## Work instructions
All lines in which the word "diagram" occurs are to be extracted.

Records with drawing code
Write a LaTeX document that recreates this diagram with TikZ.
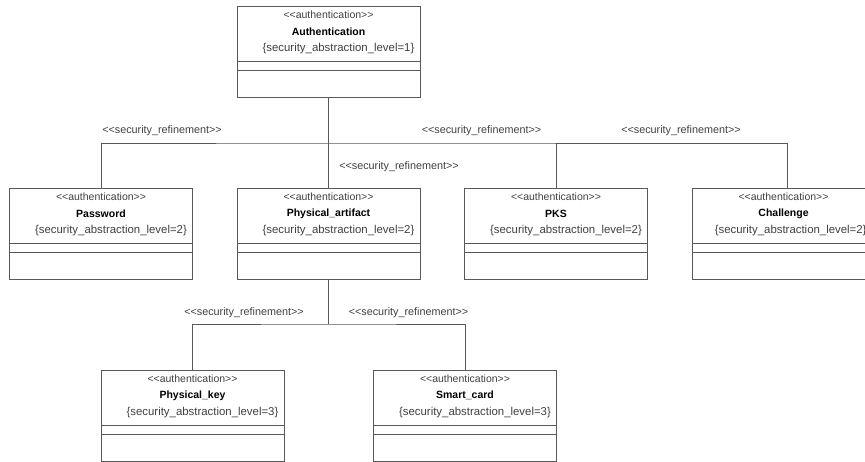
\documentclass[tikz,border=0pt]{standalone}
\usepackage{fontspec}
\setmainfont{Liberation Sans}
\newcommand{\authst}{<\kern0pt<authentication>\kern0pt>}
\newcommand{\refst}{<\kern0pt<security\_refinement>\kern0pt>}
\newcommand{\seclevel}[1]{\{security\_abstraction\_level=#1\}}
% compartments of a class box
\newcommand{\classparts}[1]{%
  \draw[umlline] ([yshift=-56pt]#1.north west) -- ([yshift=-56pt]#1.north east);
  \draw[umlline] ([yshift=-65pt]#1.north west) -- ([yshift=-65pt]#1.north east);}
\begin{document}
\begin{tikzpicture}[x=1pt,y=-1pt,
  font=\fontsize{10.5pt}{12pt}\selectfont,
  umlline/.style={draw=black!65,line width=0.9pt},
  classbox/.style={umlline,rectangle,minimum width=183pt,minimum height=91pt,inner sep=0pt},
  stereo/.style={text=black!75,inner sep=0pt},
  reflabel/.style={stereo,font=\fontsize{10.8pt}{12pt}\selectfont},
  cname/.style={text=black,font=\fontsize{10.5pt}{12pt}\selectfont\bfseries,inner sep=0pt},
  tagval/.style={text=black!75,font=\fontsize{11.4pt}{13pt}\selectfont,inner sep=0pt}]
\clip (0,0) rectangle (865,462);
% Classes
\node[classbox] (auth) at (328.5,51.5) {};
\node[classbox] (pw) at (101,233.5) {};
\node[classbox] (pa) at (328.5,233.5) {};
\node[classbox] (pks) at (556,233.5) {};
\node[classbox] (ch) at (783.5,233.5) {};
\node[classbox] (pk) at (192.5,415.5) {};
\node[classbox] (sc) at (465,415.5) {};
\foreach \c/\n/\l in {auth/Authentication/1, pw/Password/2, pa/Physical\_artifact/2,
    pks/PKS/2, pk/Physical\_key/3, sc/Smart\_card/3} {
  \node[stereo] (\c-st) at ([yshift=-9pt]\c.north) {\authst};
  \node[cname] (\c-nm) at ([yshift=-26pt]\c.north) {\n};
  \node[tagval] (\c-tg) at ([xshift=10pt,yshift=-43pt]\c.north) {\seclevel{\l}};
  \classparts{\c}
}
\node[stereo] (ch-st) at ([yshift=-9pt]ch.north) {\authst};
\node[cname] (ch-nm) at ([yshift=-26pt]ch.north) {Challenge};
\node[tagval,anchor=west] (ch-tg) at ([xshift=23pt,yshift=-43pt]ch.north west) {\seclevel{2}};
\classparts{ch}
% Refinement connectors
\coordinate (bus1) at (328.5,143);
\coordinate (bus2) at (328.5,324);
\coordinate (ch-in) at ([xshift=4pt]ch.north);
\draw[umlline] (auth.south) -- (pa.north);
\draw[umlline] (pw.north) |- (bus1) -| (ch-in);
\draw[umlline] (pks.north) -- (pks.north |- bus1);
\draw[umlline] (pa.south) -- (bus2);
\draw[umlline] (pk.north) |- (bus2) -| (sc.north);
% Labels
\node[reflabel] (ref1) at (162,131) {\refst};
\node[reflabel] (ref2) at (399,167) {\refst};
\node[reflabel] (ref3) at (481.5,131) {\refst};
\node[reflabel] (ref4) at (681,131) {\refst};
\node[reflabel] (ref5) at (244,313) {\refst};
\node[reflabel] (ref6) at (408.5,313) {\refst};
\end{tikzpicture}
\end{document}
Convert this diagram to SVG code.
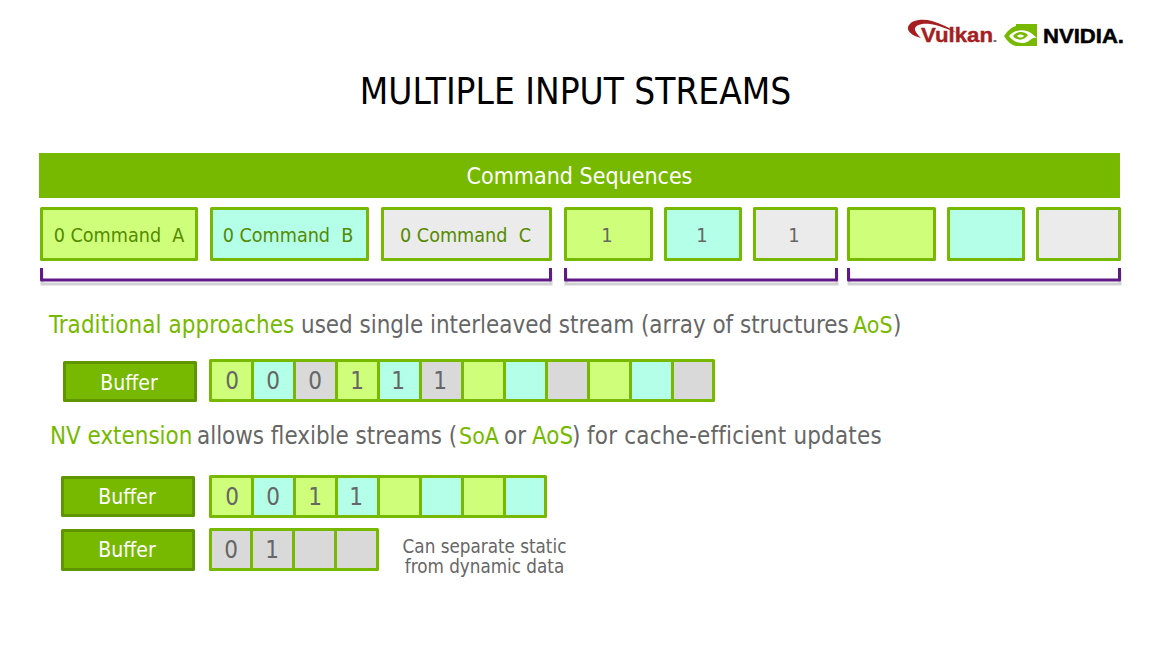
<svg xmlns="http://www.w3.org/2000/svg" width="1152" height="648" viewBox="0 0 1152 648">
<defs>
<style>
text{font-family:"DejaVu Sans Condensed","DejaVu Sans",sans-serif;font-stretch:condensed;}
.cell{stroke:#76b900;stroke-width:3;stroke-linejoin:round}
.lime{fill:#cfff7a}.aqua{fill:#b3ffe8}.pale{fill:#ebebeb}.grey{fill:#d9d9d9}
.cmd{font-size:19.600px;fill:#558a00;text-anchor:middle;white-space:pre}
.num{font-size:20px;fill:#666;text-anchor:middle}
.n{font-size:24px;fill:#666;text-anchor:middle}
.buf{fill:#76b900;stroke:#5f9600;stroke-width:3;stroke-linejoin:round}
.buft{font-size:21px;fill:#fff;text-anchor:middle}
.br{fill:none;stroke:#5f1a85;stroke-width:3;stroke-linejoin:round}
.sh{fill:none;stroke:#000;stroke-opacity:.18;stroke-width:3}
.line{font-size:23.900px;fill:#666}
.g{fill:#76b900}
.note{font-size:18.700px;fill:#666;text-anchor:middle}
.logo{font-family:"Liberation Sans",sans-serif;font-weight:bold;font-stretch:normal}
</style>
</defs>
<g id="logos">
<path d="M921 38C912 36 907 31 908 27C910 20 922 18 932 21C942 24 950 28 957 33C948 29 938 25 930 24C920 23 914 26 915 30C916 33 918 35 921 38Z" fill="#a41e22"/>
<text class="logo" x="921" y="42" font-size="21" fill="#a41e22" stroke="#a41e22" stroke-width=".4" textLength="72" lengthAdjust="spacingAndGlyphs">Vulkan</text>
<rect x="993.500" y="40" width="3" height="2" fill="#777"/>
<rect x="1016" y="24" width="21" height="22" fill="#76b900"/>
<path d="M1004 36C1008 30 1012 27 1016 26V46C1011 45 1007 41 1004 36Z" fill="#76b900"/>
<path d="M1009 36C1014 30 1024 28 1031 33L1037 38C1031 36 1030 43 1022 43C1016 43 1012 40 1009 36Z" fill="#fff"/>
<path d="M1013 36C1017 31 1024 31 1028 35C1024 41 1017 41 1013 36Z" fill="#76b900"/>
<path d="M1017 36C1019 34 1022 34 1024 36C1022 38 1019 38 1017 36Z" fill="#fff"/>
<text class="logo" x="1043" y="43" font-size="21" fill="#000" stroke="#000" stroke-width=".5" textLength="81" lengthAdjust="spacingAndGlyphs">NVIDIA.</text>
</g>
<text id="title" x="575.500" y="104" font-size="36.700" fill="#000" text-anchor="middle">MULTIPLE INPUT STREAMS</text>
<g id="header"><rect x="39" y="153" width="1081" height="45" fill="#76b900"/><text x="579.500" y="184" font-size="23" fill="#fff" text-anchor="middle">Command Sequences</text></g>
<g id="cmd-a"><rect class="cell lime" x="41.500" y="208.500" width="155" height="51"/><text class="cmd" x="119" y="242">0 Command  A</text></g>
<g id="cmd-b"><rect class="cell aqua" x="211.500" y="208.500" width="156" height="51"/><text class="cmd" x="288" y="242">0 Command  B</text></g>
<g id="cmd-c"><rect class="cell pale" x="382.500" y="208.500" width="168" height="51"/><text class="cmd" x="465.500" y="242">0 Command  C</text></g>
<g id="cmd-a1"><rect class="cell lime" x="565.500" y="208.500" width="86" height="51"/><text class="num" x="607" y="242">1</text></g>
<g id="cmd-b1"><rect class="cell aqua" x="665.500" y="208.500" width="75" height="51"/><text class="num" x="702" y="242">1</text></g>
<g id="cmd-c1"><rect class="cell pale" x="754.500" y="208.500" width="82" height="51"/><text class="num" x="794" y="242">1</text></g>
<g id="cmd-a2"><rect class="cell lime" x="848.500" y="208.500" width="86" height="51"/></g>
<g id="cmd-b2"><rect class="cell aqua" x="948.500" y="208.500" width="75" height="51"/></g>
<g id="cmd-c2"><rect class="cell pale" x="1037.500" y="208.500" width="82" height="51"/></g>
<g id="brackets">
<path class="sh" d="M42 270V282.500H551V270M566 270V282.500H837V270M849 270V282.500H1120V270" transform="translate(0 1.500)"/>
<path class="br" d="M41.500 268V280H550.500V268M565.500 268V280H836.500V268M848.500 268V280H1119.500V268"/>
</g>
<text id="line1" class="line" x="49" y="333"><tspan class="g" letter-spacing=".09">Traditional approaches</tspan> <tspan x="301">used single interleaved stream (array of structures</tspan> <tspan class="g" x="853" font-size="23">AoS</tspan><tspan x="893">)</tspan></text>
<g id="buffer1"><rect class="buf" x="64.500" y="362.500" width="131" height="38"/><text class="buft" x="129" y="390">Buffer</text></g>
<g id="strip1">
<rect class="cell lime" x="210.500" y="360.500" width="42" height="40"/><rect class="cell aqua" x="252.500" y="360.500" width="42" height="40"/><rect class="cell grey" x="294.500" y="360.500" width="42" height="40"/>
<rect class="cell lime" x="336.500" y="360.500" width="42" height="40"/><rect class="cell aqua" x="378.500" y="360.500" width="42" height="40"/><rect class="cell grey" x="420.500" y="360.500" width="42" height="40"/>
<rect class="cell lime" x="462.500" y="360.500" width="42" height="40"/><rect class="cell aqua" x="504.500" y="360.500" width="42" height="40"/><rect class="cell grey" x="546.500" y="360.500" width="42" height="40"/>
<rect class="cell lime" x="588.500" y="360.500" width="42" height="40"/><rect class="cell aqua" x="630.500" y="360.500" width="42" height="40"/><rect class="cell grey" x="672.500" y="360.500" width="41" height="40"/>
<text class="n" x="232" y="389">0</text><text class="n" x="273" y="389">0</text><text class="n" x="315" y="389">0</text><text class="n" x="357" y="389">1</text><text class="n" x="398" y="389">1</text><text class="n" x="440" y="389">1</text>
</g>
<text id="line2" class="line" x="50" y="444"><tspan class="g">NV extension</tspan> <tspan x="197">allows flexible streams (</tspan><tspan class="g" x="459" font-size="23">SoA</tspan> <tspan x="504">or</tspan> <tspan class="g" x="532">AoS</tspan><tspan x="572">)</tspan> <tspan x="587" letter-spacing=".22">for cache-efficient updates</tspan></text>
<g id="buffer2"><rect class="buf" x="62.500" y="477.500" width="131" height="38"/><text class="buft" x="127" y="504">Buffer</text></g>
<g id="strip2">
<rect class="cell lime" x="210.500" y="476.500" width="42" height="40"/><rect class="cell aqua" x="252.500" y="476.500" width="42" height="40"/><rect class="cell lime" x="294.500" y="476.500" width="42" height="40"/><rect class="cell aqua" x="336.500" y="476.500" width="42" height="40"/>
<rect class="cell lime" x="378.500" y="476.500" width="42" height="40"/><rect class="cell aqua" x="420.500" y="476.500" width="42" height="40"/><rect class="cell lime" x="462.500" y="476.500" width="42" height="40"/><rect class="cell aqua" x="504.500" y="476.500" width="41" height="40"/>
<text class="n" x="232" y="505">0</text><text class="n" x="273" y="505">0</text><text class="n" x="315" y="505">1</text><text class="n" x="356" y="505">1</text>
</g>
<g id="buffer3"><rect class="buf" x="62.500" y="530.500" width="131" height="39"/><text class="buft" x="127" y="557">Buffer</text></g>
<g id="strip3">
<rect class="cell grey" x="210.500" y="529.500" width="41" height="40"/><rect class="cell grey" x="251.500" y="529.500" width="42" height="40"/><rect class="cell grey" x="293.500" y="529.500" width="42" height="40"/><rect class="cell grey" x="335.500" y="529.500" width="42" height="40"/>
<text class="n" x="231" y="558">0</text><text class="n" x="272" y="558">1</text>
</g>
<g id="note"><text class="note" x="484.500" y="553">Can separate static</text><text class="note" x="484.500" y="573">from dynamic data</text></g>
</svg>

## Right answer
Write a LaTeX document that recreates this diagram with TikZ.
Convert this diagram to SVG code.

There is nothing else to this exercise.